» Data provided:
# # #
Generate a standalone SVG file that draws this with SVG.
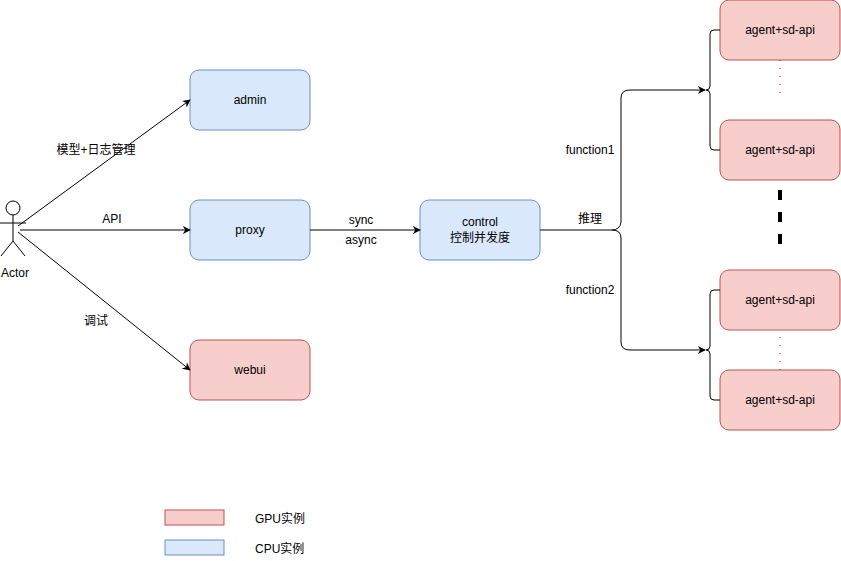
<svg xmlns="http://www.w3.org/2000/svg" width="841" height="561" viewBox="0 0 841 561">
<style>
text{font-family:"Liberation Sans",Arial,"Noto Sans CJK SC",sans-serif;font-size:12px;fill:#000}
.b{fill:#dae8fc;stroke:#6c8ebf;stroke-width:1}
.r{fill:#f8cecc;stroke:#b85450;stroke-width:1}
.c{fill:none;stroke:#000;stroke-width:1}
.m{text-anchor:middle}
</style>
<defs><marker id="a" viewBox="0 0 10 10" refX="9" refY="5" markerWidth="8" markerHeight="8" orient="auto" markerUnits="userSpaceOnUse"><path d="M0,0 L10,5 L0,10 L3,5 Z" fill="#000"/></marker></defs>
<rect width="841" height="561" fill="#fff"/>
<g id="actor" fill="none" stroke="#000">
<circle cx="13" cy="208" r="7" fill="#fff"/>
<path d="M13,215 V241 M0,223 H26 M13,241 L1,256 M13,241 L25,256"/>
<text x="15" y="277" class="m" stroke="none">Actor</text>
</g>
<g id="admin"><rect class="b" x="190" y="70" width="120" height="60" rx="9"/><text x="250" y="104" class="m">admin</text></g>
<g id="proxy"><rect class="b" x="190" y="200" width="120" height="60" rx="9"/><text x="250" y="234" class="m">proxy</text></g>
<g id="webui"><rect class="r" x="190" y="340" width="120" height="60" rx="9"/><text x="250" y="374" class="m">webui</text></g>
<g id="control"><rect class="b" x="420" y="200" width="120" height="60" rx="9"/><text x="480" y="226" class="m">control</text><text x="480" y="242" class="m">控制并发度</text></g>
<g id="agent1"><rect class="r" x="720" y="0" width="120" height="60" rx="9"/><text x="780" y="34" class="m">agent+sd-api</text></g>
<g id="agent2"><rect class="r" x="720" y="120" width="120" height="60" rx="9"/><text x="780" y="154" class="m">agent+sd-api</text></g>
<g id="agent3"><rect class="r" x="720" y="270" width="120" height="60" rx="9"/><text x="780" y="304" class="m">agent+sd-api</text></g>
<g id="agent4"><rect class="r" x="720" y="370" width="120" height="60" rx="9"/><text x="780" y="404" class="m">agent+sd-api</text></g>
<g id="connectors">
<path class="c" d="M18,226 L190,100" marker-end="url(#a)"/>
<path class="c" d="M20,230 H190" marker-end="url(#a)"/>
<path class="c" d="M18,232 L190,370" marker-end="url(#a)"/>
<path class="c" d="M310,230 H420" marker-end="url(#a)"/>
<path class="c" d="M540,230 H612 Q620,230 621,222 V98 Q621,90 630,90 H705" marker-end="url(#a)"/>
<path class="c" d="M612,230 Q621,230 621,238 V342 Q621,350 630,350 H705" marker-end="url(#a)"/>
<path class="c" d="M720,30 H714 Q710,30 710,34 V86 Q710,90 706,90 Q710,90 710,94 V146 Q710,150 714,150 H720"/>
<path class="c" d="M720,290 H714 Q710,290 710,294 V346 Q710,350 706,350 Q710,350 710,354 V396 Q710,400 714,400 H720"/>
<path d="M780,60 V100" stroke="#b85450" stroke-dasharray="1,7" stroke-width="1.5" fill="none"/>
<path d="M780,337 V370" stroke="#b85450" stroke-dasharray="1,7" stroke-width="1.5" fill="none"/>
<path d="M780,190 V250" stroke="#000" stroke-dasharray="10,12" stroke-width="4" fill="none"/>
</g>
<g id="labels">
<text x="96" y="154" class="m">模型+日志管理</text>
<text x="112" y="223" class="m">API</text>
<text x="96" y="325" class="m">调试</text>
<text x="361" y="224" class="m">sync</text>
<text x="361" y="244" class="m">async</text>
<text x="590" y="223" class="m">推理</text>
<text x="590" y="154" class="m">function1</text>
<text x="590" y="294" class="m">function2</text>
</g>
<g id="legend">
<rect class="r" x="165" y="510" width="59" height="15"/><text x="255" y="523">GPU实例</text>
<rect class="b" x="165" y="540" width="59" height="15"/><text x="255" y="553">CPU实例</text>
</g>
</svg>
# # #
» What is being asked:
Quote the data exactly, leaving every image out of the copy.

» Task answer:
Generate a standalone SVG file that draws this with SVG.
<svg xmlns="http://www.w3.org/2000/svg" width="841" height="561" viewBox="0 0 841 561">
<style>
text{font-family:"Liberation Sans",Arial,"Noto Sans CJK SC",sans-serif;font-size:12px;fill:#000}
.b{fill:#dae8fc;stroke:#6c8ebf;stroke-width:1}
.r{fill:#f8cecc;stroke:#b85450;stroke-width:1}
.c{fill:none;stroke:#000;stroke-width:1}
.m{text-anchor:middle}
</style>
<defs><marker id="a" viewBox="0 0 10 10" refX="9" refY="5" markerWidth="8" markerHeight="8" orient="auto" markerUnits="userSpaceOnUse"><path d="M0,0 L10,5 L0,10 L3,5 Z" fill="#000"/></marker></defs>
<rect width="841" height="561" fill="#fff"/>
<g id="actor" fill="none" stroke="#000">
<circle cx="13" cy="208" r="7" fill="#fff"/>
<path d="M13,215 V241 M0,223 H26 M13,241 L1,256 M13,241 L25,256"/>
<text x="15" y="277" class="m" stroke="none">Actor</text>
</g>
<g id="admin"><rect class="b" x="190" y="70" width="120" height="60" rx="9"/><text x="250" y="104" class="m">admin</text></g>
<g id="proxy"><rect class="b" x="190" y="200" width="120" height="60" rx="9"/><text x="250" y="234" class="m">proxy</text></g>
<g id="webui"><rect class="r" x="190" y="340" width="120" height="60" rx="9"/><text x="250" y="374" class="m">webui</text></g>
<g id="control"><rect class="b" x="420" y="200" width="120" height="60" rx="9"/><text x="480" y="226" class="m">control</text><text x="480" y="242" class="m">控制并发度</text></g>
<g id="agent1"><rect class="r" x="720" y="0" width="120" height="60" rx="9"/><text x="780" y="34" class="m">agent+sd-api</text></g>
<g id="agent2"><rect class="r" x="720" y="120" width="120" height="60" rx="9"/><text x="780" y="154" class="m">agent+sd-api</text></g>
<g id="agent3"><rect class="r" x="720" y="270" width="120" height="60" rx="9"/><text x="780" y="304" class="m">agent+sd-api</text></g>
<g id="agent4"><rect class="r" x="720" y="370" width="120" height="60" rx="9"/><text x="780" y="404" class="m">agent+sd-api</text></g>
<g id="connectors">
<path class="c" d="M18,226 L190,100" marker-end="url(#a)"/>
<path class="c" d="M20,230 H190" marker-end="url(#a)"/>
<path class="c" d="M18,232 L190,370" marker-end="url(#a)"/>
<path class="c" d="M310,230 H420" marker-end="url(#a)"/>
<path class="c" d="M540,230 H612 Q620,230 621,222 V98 Q621,90 630,90 H705" marker-end="url(#a)"/>
<path class="c" d="M612,230 Q621,230 621,238 V342 Q621,350 630,350 H705" marker-end="url(#a)"/>
<path class="c" d="M720,30 H714 Q710,30 710,34 V86 Q710,90 706,90 Q710,90 710,94 V146 Q710,150 714,150 H720"/>
<path class="c" d="M720,290 H714 Q710,290 710,294 V346 Q710,350 706,350 Q710,350 710,354 V396 Q710,400 714,400 H720"/>
<path d="M780,60 V100" stroke="#b85450" stroke-dasharray="1,7" stroke-width="1.5" fill="none"/>
<path d="M780,337 V370" stroke="#b85450" stroke-dasharray="1,7" stroke-width="1.5" fill="none"/>
<path d="M780,190 V250" stroke="#000" stroke-dasharray="10,12" stroke-width="4" fill="none"/>
</g>
<g id="labels">
<text x="96" y="154" class="m">模型+日志管理</text>
<text x="112" y="223" class="m">API</text>
<text x="96" y="325" class="m">调试</text>
<text x="361" y="224" class="m">sync</text>
<text x="361" y="244" class="m">async</text>
<text x="590" y="223" class="m">推理</text>
<text x="590" y="154" class="m">function1</text>
<text x="590" y="294" class="m">function2</text>
</g>
<g id="legend">
<rect class="r" x="165" y="510" width="59" height="15"/><text x="255" y="523">GPU实例</text>
<rect class="b" x="165" y="540" width="59" height="15"/><text x="255" y="553">CPU实例</text>
</g>
</svg>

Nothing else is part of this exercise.